**TASK INSTRUCTIONS**
It is required that the lines from the top of the listing through the line with "1199, 1141, 1085]" be reproduced exactly, excluding pictures.

Stored items from a collection
★ ★ ★ ★ ★ ★ ★

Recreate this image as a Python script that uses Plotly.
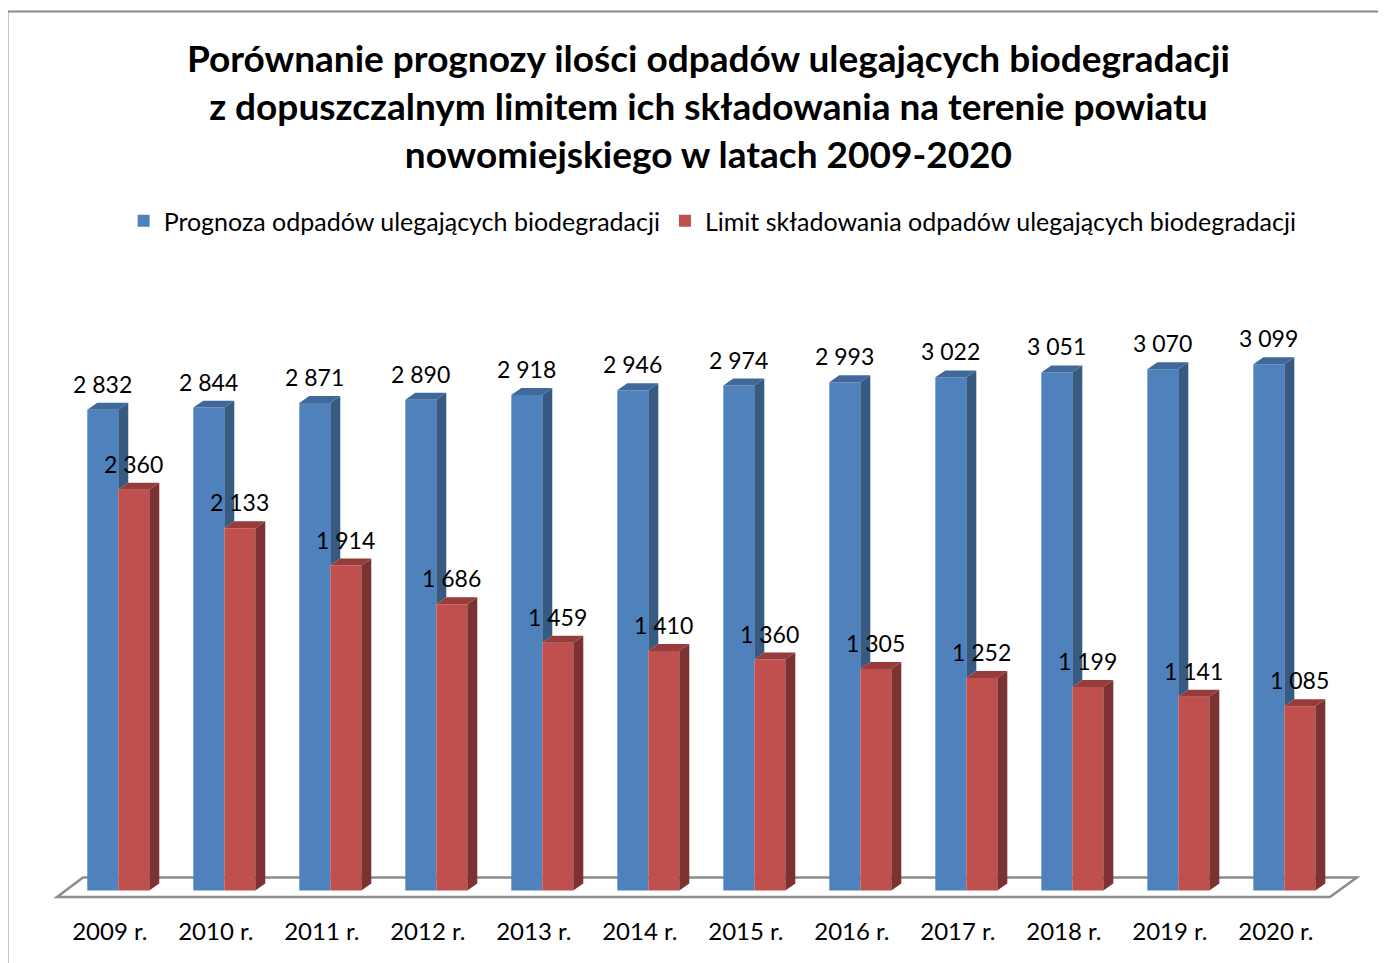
import plotly.graph_objects as go

years = ["2009 r.", "2010 r.", "2011 r.", "2012 r.", "2013 r.", "2014 r.",
         "2015 r.", "2016 r.", "2017 r.", "2018 r.", "2019 r.", "2020 r."]
prognoza = [2832, 2844, 2871, 2890, 2918, 2946, 2974, 2993, 3022, 3051, 3070, 3099]
limit = [2360, 2133, 1914, 1686, 1459, 1410, 1360, 1305, 1252, 1199, 1141, 1085]

name_blue = "Prognoza odpadów ulegających biodegradacji"
name_red = "Limit składowania odpadów ulegających biodegradacji"
title = ("Porównanie prognozy ilości odpadów ulegających biodegradacji<br>"
         "z dopuszczalnym limitem ich składowania na terenie powiatu<br>"
         "nowomiejskiego w latach 2009-2020")

FONT = "Lato"
BLUE, BLUE_TOP, BLUE_SIDE = "#4F81BD", "#40699A", "#375A82"
RED, RED_TOP, RED_SIDE = "#C0504D", "#973C3A", "#7B3230"

W = 0.2925   # bar width (category units)
DX = 0.094   # depth offset, x
DY = 41.0    # depth offset, y (value units)

idx = list(range(len(years)))


def fmt(v):
    return f"{v:,}".replace(",", " ")


def face(pts_list, color):
    xs, ys = [], []
    for pts in pts_list:
        for px, py in pts + [pts[0]]:
            xs.append(px)
            ys.append(py)
        xs.append(None)
        ys.append(None)
    return go.Scatter(x=xs, y=ys, mode="lines", fill="toself", fillcolor=color,
                      line=dict(width=0), hoverinfo="skip", showlegend=False)


fig = go.Figure()
fig.add_trace(go.Bar(x=idx, y=prognoza, offset=-W, width=W, name=name_blue,
                     marker=dict(color=BLUE, line=dict(width=0))))
fig.add_trace(go.Bar(x=idx, y=limit, offset=0, width=W, name=name_red,
                     marker=dict(color=RED, line=dict(width=0))))

# 3D side / top faces
blue_top = [[(i - W, b), (i - W + DX, b + DY), (i + DX, b + DY), (i, b)]
            for i, b in zip(idx, prognoza)]
blue_side = [[(i, min(r, b)), (i, b), (i + DX, b + DY), (i + DX, min(r, b) + DY)]
             for i, b, r in zip(idx, prognoza, limit)]
red_side = [[(i + W, 0), (i + W, r), (i + W + DX, r + DY), (i + W + DX, DY)]
            for i, r in zip(idx, limit)]
red_top = [[(i, r), (i + DX, r + DY), (i + W + DX, r + DY), (i + W, r)]
           for i, r in zip(idx, limit)]

fig.add_trace(face(blue_side, BLUE_SIDE))
fig.add_trace(face(blue_top, BLUE_TOP))
fig.add_trace(face(red_side, RED_SIDE))
fig.add_trace(face(red_top, RED_TOP))

lbl_font = dict(size=23, color="black", family=FONT)
for i, b, r in zip(idx, prognoza, limit):
    fig.add_annotation(x=i - W / 2, y=b, text=fmt(b), showarrow=False,
                       yanchor="middle", yshift=26, font=lbl_font)
    fig.add_annotation(x=i + W / 2, y=r, text=fmt(r), showarrow=False,
                       yanchor="middle", yshift=26, font=lbl_font)

# title
fig.add_annotation(text=title, xref="paper", yref="paper", x=0.4992, y=1.2366,
                   xanchor="center", yanchor="middle", showarrow=False,
                   font=dict(family=FONT, size=37, color="black", weight="bold"))

# floor of the 3D chart
fig.add_shape(type="path", xref="x", yref="y", layer="below",
              path="M -0.578,-38 L 11.43,-38 L 11.684,77 L -0.333,77 Z",
              line=dict(color="#8C8C8C", width=2.5))
# chart border (cropped)
fig.add_shape(type="rect", xref="paper", yref="paper",
              x0=-0.0322, x1=1.2, y0=-0.3, y1=1.3794,
              line=dict(color="#888888", width=2))

fig.update_layout(
    width=1386, height=963,
    paper_bgcolor="white", plot_bgcolor="white",
    barmode="overlay",
    margin=dict(l=42, r=24, t=252, b=56),
    legend=dict(orientation="h", x=0.502, xanchor="center", y=1.0595, yanchor="middle",
                font=dict(family=FONT, size=25, color="black"), itemclick=False),
    xaxis=dict(range=[-0.6443, 11.808], tickvals=[i - 0.08 for i in idx], ticktext=years,
               showgrid=False, zeroline=False, showline=False, ticks="",
               tickfont=dict(family=FONT, size=24, color="black")),
    yaxis=dict(range=[-144.3, 3713.2], visible=False),
    font=dict(family=FONT),
)

fig.write_html("out.html")
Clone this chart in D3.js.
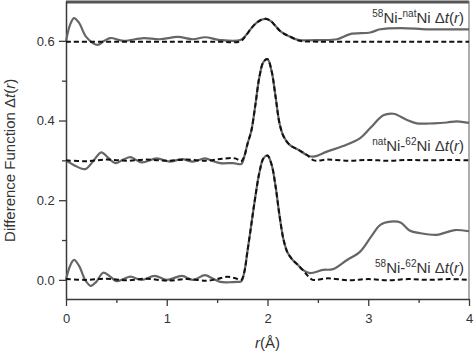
<!DOCTYPE html>
<html>
<head>
<meta charset="utf-8">
<script src="https://cdn.jsdelivr.net/npm/d3@7"></script>
<style>
  html, body { margin: 0; padding: 0; background: #fff; }
  svg { display: block; font-family: "Liberation Sans", Arial, sans-serif; }
</style>
</head>
<body>
<svg id="chart" width="474" height="353"></svg>
<script>
// Difference functions Δt(r) for three Ni isotope pairs, offset by 0 / 0.3 / 0.6.
// Each series is a list of [r, Δt] points.

const xTicks = [0, 1, 2, 3, 4];
const yTicks = [0.0, 0.2, 0.4, 0.6];

// 58Ni-62Ni (offset 0)
const d58_62_data = [
  [0, 0.0], [0.04, 0.035], [0.08, 0.05], [0.13, 0.035], [0.19, 0.0], [0.245, -0.015],
  [0.30, -0.005], [0.37, 0.018], [0.44, 0.008], [0.50, -0.003], [0.57, 0.002], [0.64, 0.008],
  [0.75, 0.0], [0.88, 0.01], [1.0, 0.0], [1.15, 0.01], [1.26, 0.0], [1.38, 0.012],
  [1.45, 0.004], [1.53, -0.005], [1.62, -0.006], [1.70, -0.005], [1.74, -0.004],
  [1.77, 0.02], [1.80, 0.07], [1.84, 0.14], [1.88, 0.21], [1.92, 0.27], [1.96, 0.305],
  [2.0, 0.312], [2.04, 0.29], [2.08, 0.235], [2.12, 0.16], [2.16, 0.10], [2.20, 0.068],
  [2.25, 0.05], [2.30, 0.038], [2.35, 0.025], [2.42, 0.017], [2.55, 0.025], [2.65, 0.027],
  [2.79, 0.05], [2.92, 0.071], [3.03, 0.109], [3.12, 0.138], [3.22, 0.146], [3.32, 0.144],
  [3.41, 0.124], [3.52, 0.117], [3.68, 0.113], [3.78, 0.12], [3.86, 0.125], [4.0, 0.122]
];
const d58_62_fit = [
  [0, 0.002], [0.2, 0.0], [0.4, 0.003], [0.6, -0.001], [0.8, 0.003], [1.0, -0.002],
  [1.2, 0.002], [1.4, -0.002], [1.5, 0.002], [1.6, 0.008], [1.68, 0.004], [1.74, 0.0],
  [1.77, 0.02], [1.80, 0.07], [1.84, 0.14], [1.88, 0.21], [1.92, 0.27], [1.96, 0.305],
  [2.0, 0.312], [2.04, 0.29], [2.08, 0.235], [2.12, 0.16], [2.16, 0.10], [2.20, 0.068],
  [2.25, 0.05], [2.30, 0.038], [2.35, 0.025], [2.40, 0.01], [2.45, 0.0], [2.6, 0.004],
  [2.8, -0.001], [3.0, 0.002], [3.2, -0.001], [3.4, 0.002], [3.6, 0.0], [3.8, 0.002], [4.0, 0.0]
];

// natNi-62Ni (offset 0.3)
const dNat_62_data = [
  [0, 0.30], [0.08, 0.288], [0.19, 0.278], [0.27, 0.298], [0.35, 0.32], [0.42, 0.306],
  [0.49, 0.293], [0.57, 0.302], [0.64, 0.308], [0.75, 0.295], [0.90, 0.305], [1.03, 0.297],
  [1.15, 0.303], [1.26, 0.297], [1.38, 0.305], [1.46, 0.298], [1.53, 0.293], [1.66, 0.293],
  [1.74, 0.291], [1.77, 0.31], [1.80, 0.34], [1.84, 0.375], [1.88, 0.44], [1.92, 0.51],
  [1.96, 0.547], [2.0, 0.554], [2.04, 0.525], [2.08, 0.46], [2.12, 0.392], [2.16, 0.36],
  [2.22, 0.339], [2.31, 0.326], [2.41, 0.311], [2.47, 0.31], [2.59, 0.322], [2.75, 0.336],
  [2.92, 0.356], [3.02, 0.381], [3.15, 0.413], [3.25, 0.417], [3.38, 0.402], [3.48, 0.393],
  [3.65, 0.393], [3.78, 0.395], [3.88, 0.398], [4.0, 0.394]
];
const dNat_62_fit = [
  [0, 0.30], [0.2, 0.298], [0.4, 0.302], [0.6, 0.299], [0.8, 0.302], [1.0, 0.299],
  [1.2, 0.302], [1.4, 0.299], [1.55, 0.304], [1.68, 0.305], [1.74, 0.298],
  [1.77, 0.31], [1.80, 0.34], [1.84, 0.375], [1.88, 0.44], [1.92, 0.51], [1.96, 0.547],
  [2.0, 0.554], [2.04, 0.525], [2.08, 0.46], [2.12, 0.392], [2.16, 0.36], [2.22, 0.339],
  [2.31, 0.326], [2.39, 0.314], [2.46, 0.3], [2.6, 0.302], [2.8, 0.299], [3.0, 0.301],
  [3.2, 0.299], [3.4, 0.301], [3.6, 0.3], [3.8, 0.301], [4.0, 0.3]
];

// 58Ni-natNi (offset 0.6)
const d58_nat_data = [
  [0, 0.598], [0.04, 0.64], [0.08, 0.657], [0.13, 0.645], [0.2, 0.61], [0.31, 0.59],
  [0.38, 0.6], [0.44, 0.607], [0.57, 0.6], [0.77, 0.607], [0.93, 0.604], [1.11, 0.61],
  [1.26, 0.604], [1.38, 0.609], [1.53, 0.602], [1.73, 0.602], [1.79, 0.615], [1.84, 0.632],
  [1.89, 0.645], [1.94, 0.653], [1.99, 0.655], [2.04, 0.648], [2.08, 0.637], [2.12, 0.626],
  [2.17, 0.617], [2.22, 0.611], [2.27, 0.605], [2.32, 0.602], [2.52, 0.602], [2.69, 0.604],
  [2.82, 0.617], [3.02, 0.621], [3.12, 0.629], [3.32, 0.632], [3.58, 0.629], [3.78, 0.629],
  [4.0, 0.629]
];
const d58_nat_fit = [
  [0, 0.598], [0.5, 0.598], [1.0, 0.598], [1.5, 0.598], [1.73, 0.599], [1.79, 0.615],
  [1.84, 0.632], [1.89, 0.645], [1.94, 0.653], [1.99, 0.655], [2.04, 0.648], [2.08, 0.637],
  [2.12, 0.626], [2.17, 0.617], [2.22, 0.611], [2.27, 0.605], [2.32, 0.600], [2.5, 0.598],
  [3.0, 0.598], [3.5, 0.598], [4.0, 0.598]
];

const dataSeries = [d58_62_data, dNat_62_data, d58_nat_data];
const fitSeries  = [d58_62_fit, dNat_62_fit, d58_nat_fit];

const W = 474, H = 353;
const M = { left: 66, right: 5, top: 1, bottom: 54 };
const svg = d3.select('#chart');

const x = d3.scaleLinear().domain([0, 4]).range([M.left, W - M.right]);
const y = d3.scaleLinear().domain([-0.048, 0.7]).range([H - M.bottom, M.top]);

const line = d3.line()
  .x(d => x(d[0]))
  .y(d => y(d[1]))
  .curve(d3.curveCatmullRom.alpha(0.5));

const AX = '#3a3a3a';

// frame: top (thick) and right
svg.append('line')
  .attr('x1', x(0)).attr('x2', x(4)).attr('y1', y(0.7) + 1).attr('y2', y(0.7) + 1)
  .attr('stroke', '#555').attr('stroke-width', 3);
svg.append('line')
  .attr('x1', x(4)).attr('x2', x(4)).attr('y1', y(0.7)).attr('y2', y(-0.048))
  .attr('stroke', '#777').attr('stroke-width', 1.2);

// x axis
const xAxis = svg.append('g').attr('transform', `translate(0,${y(-0.048)})`)
  .call(d3.axisBottom(x).tickValues(xTicks).tickFormat(d3.format('d')).tickSize(7).tickSizeOuter(0));
svg.append('g').attr('transform', `translate(0,${y(-0.048)})`)
  .call(d3.axisBottom(x).tickValues([0.5, 1.5, 2.5, 3.5]).tickFormat('').tickSize(4).tickSizeOuter(0))
  .select('.domain').remove();

// y axis
const yAxis = svg.append('g').attr('transform', `translate(${x(0)},0)`)
  .call(d3.axisLeft(y).tickValues(yTicks).tickFormat(d3.format('.1f')).tickSize(7).tickSizeOuter(0));
svg.append('g').attr('transform', `translate(${x(0)},0)`)
  .call(d3.axisLeft(y).tickValues([0.1, 0.3, 0.5]).tickFormat('').tickSize(4).tickSizeOuter(0))
  .select('.domain').remove();

svg.selectAll('.domain').attr('stroke', AX).attr('stroke-width', 1.5);
svg.selectAll('.tick line').attr('stroke', AX).attr('stroke-width', 1.3);
svg.selectAll('.tick text').attr('fill', '#333').style('font-size', '13px');
xAxis.selectAll('.tick text').attr('dy', '1.05em');
yAxis.selectAll('.tick text').attr('dx', '-0.1em');

// curves
svg.append('g').selectAll('path.data')
  .data(dataSeries).enter().append('path')
  .attr('class', 'data')
  .attr('d', line)
  .attr('fill', 'none').attr('stroke', '#666').attr('stroke-width', 2.2);

svg.append('g').selectAll('path.fit')
  .data(fitSeries).enter().append('path')
  .attr('class', 'fit')
  .attr('d', line)
  .attr('fill', 'none').attr('stroke', '#111').attr('stroke-width', 2)
  .attr('stroke-dasharray', '5,3');

// series labels
function seriesLabel(yPos, supA, supB) {
  const t = svg.append('text')
    .attr('x', 464).attr('y', yPos)
    .attr('text-anchor', 'end')
    .attr('fill', '#333')
    .style('font-size', '15px');
  t.append('tspan').text(supA).style('font-size', '10px').attr('dy', -6);
  t.append('tspan').text('Ni-').attr('dy', 6);
  t.append('tspan').text(supB).style('font-size', '10px').attr('dy', -6);
  t.append('tspan').text('Ni Δ').attr('dy', 6);
  t.append('tspan').text('t').style('font-style', 'italic');
  t.append('tspan').text('(');
  t.append('tspan').text('r').style('font-style', 'italic');
  t.append('tspan').text(')');
}
seriesLabel(23, '58', 'nat');
seriesLabel(151, 'nat', '62');
seriesLabel(273, '58', '62');

// axis titles
const xt = svg.append('text')
  .attr('x', x(2)).attr('y', 348)
  .attr('text-anchor', 'middle').attr('fill', '#333')
  .style('font-size', '15px');
xt.append('tspan').text('r').style('font-style', 'italic');
xt.append('tspan').text('(Å)');

const yt = svg.append('text')
  .attr('transform', `translate(15,${y(0.3)}) rotate(-90)`)
  .attr('text-anchor', 'middle').attr('fill', '#333')
  .style('font-size', '15px');
yt.append('tspan').text('Difference Function Δ');
yt.append('tspan').text('t').style('font-style', 'italic');
yt.append('tspan').text('(');
yt.append('tspan').text('r').style('font-style', 'italic');
yt.append('tspan').text(')');
</script>
</body>
</html>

★ ★ ★ ★ ★ ★ ★

**CORRECT OUTPUT**
Recreate this image as a Python script that uses Plotly.
import plotly.graph_objects as go

years = ["2009 r.", "2010 r.", "2011 r.", "2012 r.", "2013 r.", "2014 r.",
         "2015 r.", "2016 r.", "2017 r.", "2018 r.", "2019 r.", "2020 r."]
prognoza = [2832, 2844, 2871, 2890, 2918, 2946, 2974, 2993, 3022, 3051, 3070, 3099]
limit = [2360, 2133, 1914, 1686, 1459, 1410, 1360, 1305, 1252, 1199, 1141, 1085]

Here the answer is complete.